When Nicky Fleming, the lovable husband, father, and career diplomat dies under strange circumstances in Germany during the Cold War, his family is left with too many unanswered questions. The story examines the terrible grief of his wife and three children as they try to get on with their lives.
Each character, including the charismatic Nicky, is so beautifully wrought that each seems completely real. Letty, his disconsolate wife, relocates with their three children to a remote island in Scotland's Outer Hebrides where Letty spent the best years of her childhood and feels safe in a community of odd and interesting characters. Her hope is that the sanctuary of her beloved island will help heal her fractured family.

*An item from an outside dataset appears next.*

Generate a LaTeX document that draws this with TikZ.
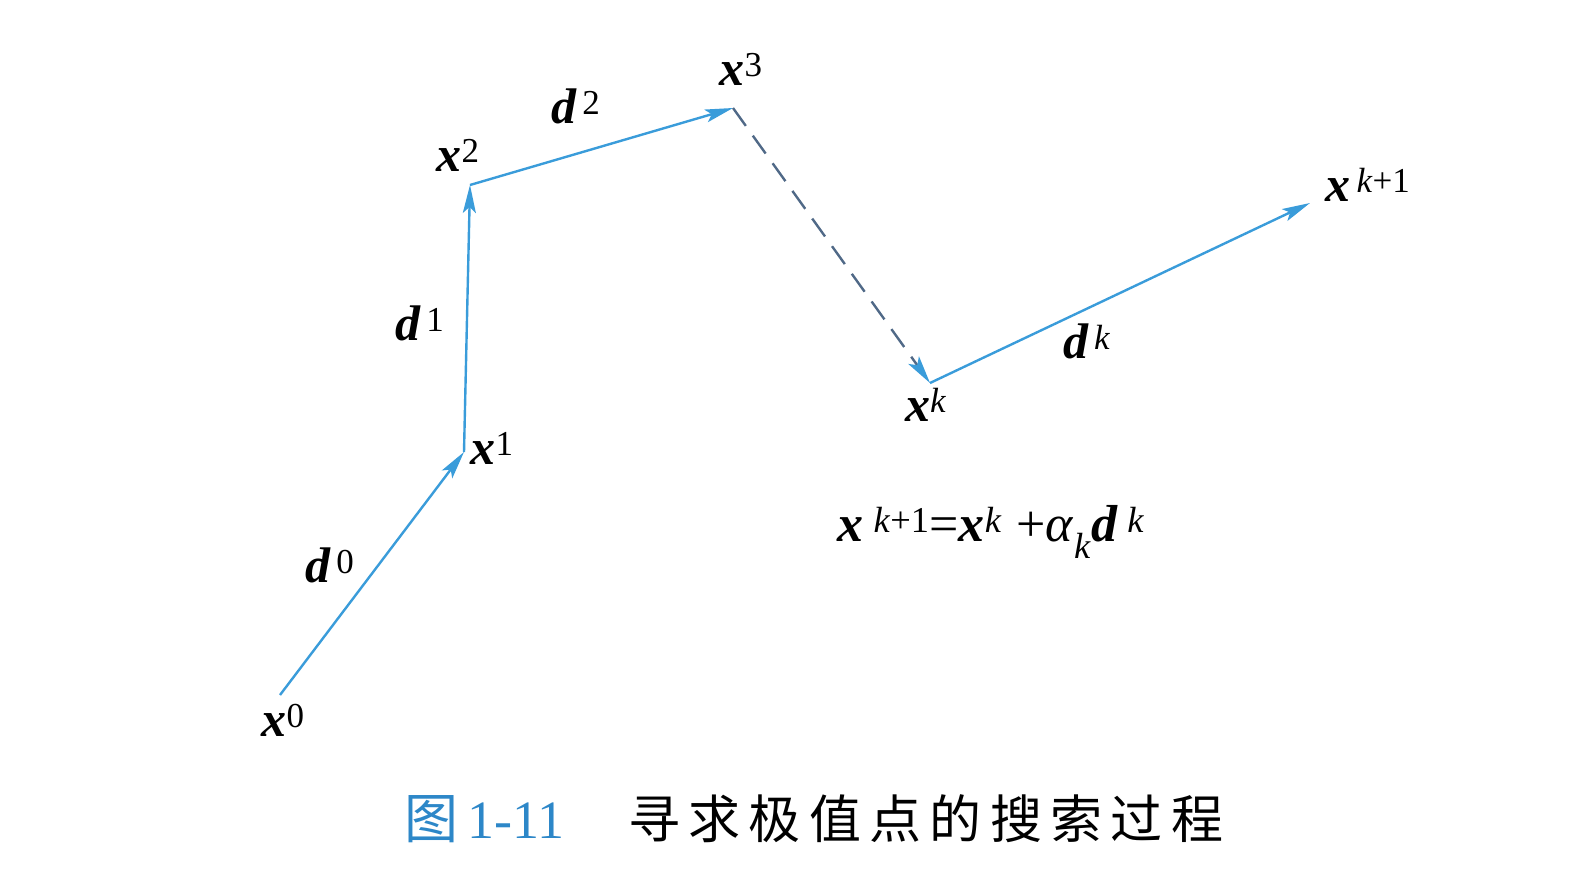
\documentclass[tikz,border=0pt]{standalone}
\usepackage{fontspec}
\setmainfont{Liberation Serif}
\newfontfamily\cjk[LetterSpace=16]{Noto Sans CJK SC}
\usetikzlibrary{arrows.meta}
\definecolor{lineblue}{RGB}{58,156,218}
\definecolor{capblue}{RGB}{45,135,200}
\definecolor{dashgray}{RGB}{80,105,135}
\newcommand\vsup[2]{{\bfseries\itshape #1}\textsuperscript{#2}}
\tikzset{
 searchline/.style={lineblue, line width=2.4pt, -{Stealth[length=28pt,width=13pt,inset=6pt]}},
 guessline/.style={dashgray, line width=2.4pt, dash pattern=on 22pt off 12pt, -{Stealth[length=28pt,width=13pt,inset=6pt,lineblue]}},
 ptlabel/.style={font=\fontsize{50}{54}\selectfont, inner sep=0pt}
}
\begin{document}
\begin{tikzpicture}[x=1pt,y=-1pt]
 \useasboundingbox (0,0) rectangle (1592,896);

 %points of the search path
 \coordinate (X0) at (280,695);
 \coordinate (X1) at (464,452);
 \coordinate (X2) at (470,185);
 \coordinate (X3) at (733,108);
 \coordinate (Xk) at (930,383);
 \coordinate (Xn) at (1310,203);

 %search directions
 \draw [searchline] (X0) -- (X1);
 \draw [searchline] (X1) -- (X2);
 \draw [searchline] (X2) -- (X3);
 \draw [guessline] (X3) -- (Xk);
 \draw [searchline] (Xk) -- (Xn);

 %labels of the points
 \node [ptlabel] (LX0) at (283,720) {\vsup{x}{0}};
 \node [ptlabel] (LX1) at (492,448) {\vsup{x}{1}};
 \node [ptlabel] (LX2) at (458,155) {\vsup{x}{2}};
 \node [ptlabel] (LX3) at (741,69) {\vsup{x}{3}};
 \node [ptlabel] (LXk) at (926,405) {\vsup{x}{\textit{k}}};
 \node [ptlabel] (LXn) at (1368,185) {\vsup{x}{\,\textit{k}+1}};

 %labels of the directions
 \node [ptlabel] (LD0) at (330,565) {\vsup{d}{\,0}};
 \node [ptlabel] (LD1) at (420,323) {\vsup{d}{\,1}};
 \node [ptlabel] (LD2) at (576,106) {\vsup{d}{\,2}};
 \node [ptlabel] (LDk) at (1087,341) {\vsup{d}{\,\textit{k}}};

 %iteration rule
 \node [ptlabel, font=\fontsize{52}{56}\selectfont] (rule) at (991,532)
  {\vsup{x}{\;\textit{k}+1}=\vsup{x}{\textit{k}}\;+\textit{α}\textsubscript{\textit{k}}\vsup{d}{\;\textit{k}}};

 %caption
 \node [inner sep=0pt, anchor=west, text=capblue, font=\fontsize{54}{60}\selectfont] (fignum) at (404,819)
  {{\cjk 图}\,1-11};
 \node [inner sep=0pt, anchor=west, font=\fontsize{52}{60}\selectfont\cjk] (caption) at (628,819)
  {寻求极值点的搜索过程};
\end{tikzpicture}
\end{document}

Georgie, the oldest daughter, has some secrets she is not ready to reveal about her trip to East Berlin with her father. Alba, the middle child, is angry at everyone and everything. Jamie, the youngest, never gives up hope that his father, who he has decided is on a secret mission, will return eventually.

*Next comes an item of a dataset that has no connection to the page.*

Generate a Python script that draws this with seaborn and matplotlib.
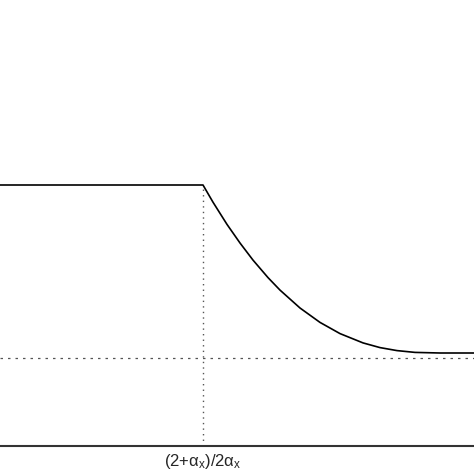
import matplotlib
matplotlib.use("Agg")
import matplotlib.pyplot as plt
import seaborn as sns
import pandas as pd

# data (x: horizontal position, y: height above the axis)
x_vals = [0, 203, 213, 227, 240, 253, 268, 280, 300, 320, 340, 363, 380, 397, 415, 440, 474]
y_vals = [261, 261, 243.8, 221.6, 203, 185.9, 168.4, 155.9, 138, 123.6, 112.4, 103.1, 98.4, 95.4, 93.6, 93, 93]
kink_x = 203
kink_y = 261
asymptote = 88
tick_label = r"(2+$\alpha_{x}$)/2$\alpha_{x}$"

sns.set_style("white")
plt.rcParams['font.family'] = ['Liberation Sans', 'DejaVu Sans']
plt.rcParams['mathtext.fontset'] = 'custom'
plt.rcParams['mathtext.rm'] = 'Liberation Sans'
plt.rcParams['mathtext.it'] = 'Liberation Sans'
plt.rcParams['mathtext.default'] = 'regular'

fig = plt.figure(figsize=(4.74, 4.74), dpi=100)
ax = fig.add_axes([0, 28 / 474, 1, 446 / 474])

df = pd.DataFrame({"x": x_vals, "y": y_vals})
sns.lineplot(data=df, x="x", y="y", ax=ax, color="black", linewidth=1.2, sort=False)

ax.plot([kink_x, kink_x], [0, kink_y], linestyle=(0, (1, 3)), color="#555555", linewidth=1.0)
ax.axhline(asymptote, linestyle=(0, (2, 4)), color="#555555", linewidth=0.9)

ax.set_xlim(0, 474)
ax.set_ylim(0, 446)
for s in ["top", "right", "left"]:
    ax.spines[s].set_visible(False)
ax.spines["bottom"].set_color("#333333")
ax.spines["bottom"].set_linewidth(1.5)
ax.set_yticks([])
ax.set_xticks([kink_x])
ax.set_xticklabels([tick_label], fontsize=12)
ax.tick_params(axis="x", length=0, pad=4)
ax.set_xlabel("")
ax.set_ylabel("")

fig.savefig("out.png", dpi=100)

Letty struggles with the accusation that her husband was a traitor.
And then there is the bear...
Letty, in her grief, becomes emotionally distant. Georgie tries to maintain a kind of peace in the family. Alba's anger finds many outlets. Jamie trusts that his father will keep his promise.
The writing is beautiful, and I found the plot seamless. Pollen mixes reality, mystery, coming of age, and myth with consummate skill.
Alba and Jamie take center stage--the girl with no faith left and the boy who subsists on faith in his father. The two are often in conflict, at least on Alba's side.
"It annoyed Alba that people accused her of hating things indiscriminately. It wasn't true. She had her reasons for feeling the way she did and they were good ones. For example, she despised over-polished furniture, easy-listening music and shiny food, as represented by, say, the glaze on doughnuts or the sweaty sheen of a tomato ring. She resented fish, loathed any form of sentimentality and strongly believed that doors should be kept either open or shut, never in-between. This short list, selected entirely at random, did not constitute the sum total of Alba's wrath at life. Far from it. Alba incubated a fresh grievance for each day of the week. In fact, if someone cared to ask her--and God knows, she often wished they would--she could dredge up bona fide irritation for every letter of the alphabet."Jamie is the most frequent object of her wrath. And poor Jamie worships Alba.
The lack of communication that occurs after Nicky's death is in large part responsible for the misery his family continues to endure. The author allows the information to leak out through each family member and through memories of their past in Berlin in such a skillful way that reader eagerly grasps each new piece of the puzzle.
Superbly written and masterfully plotted, Bella Pollen has completely captured me with The Summer of the Bear. Highly recommended.
Fiction. Contemporary Literature. 2010. 438 pages.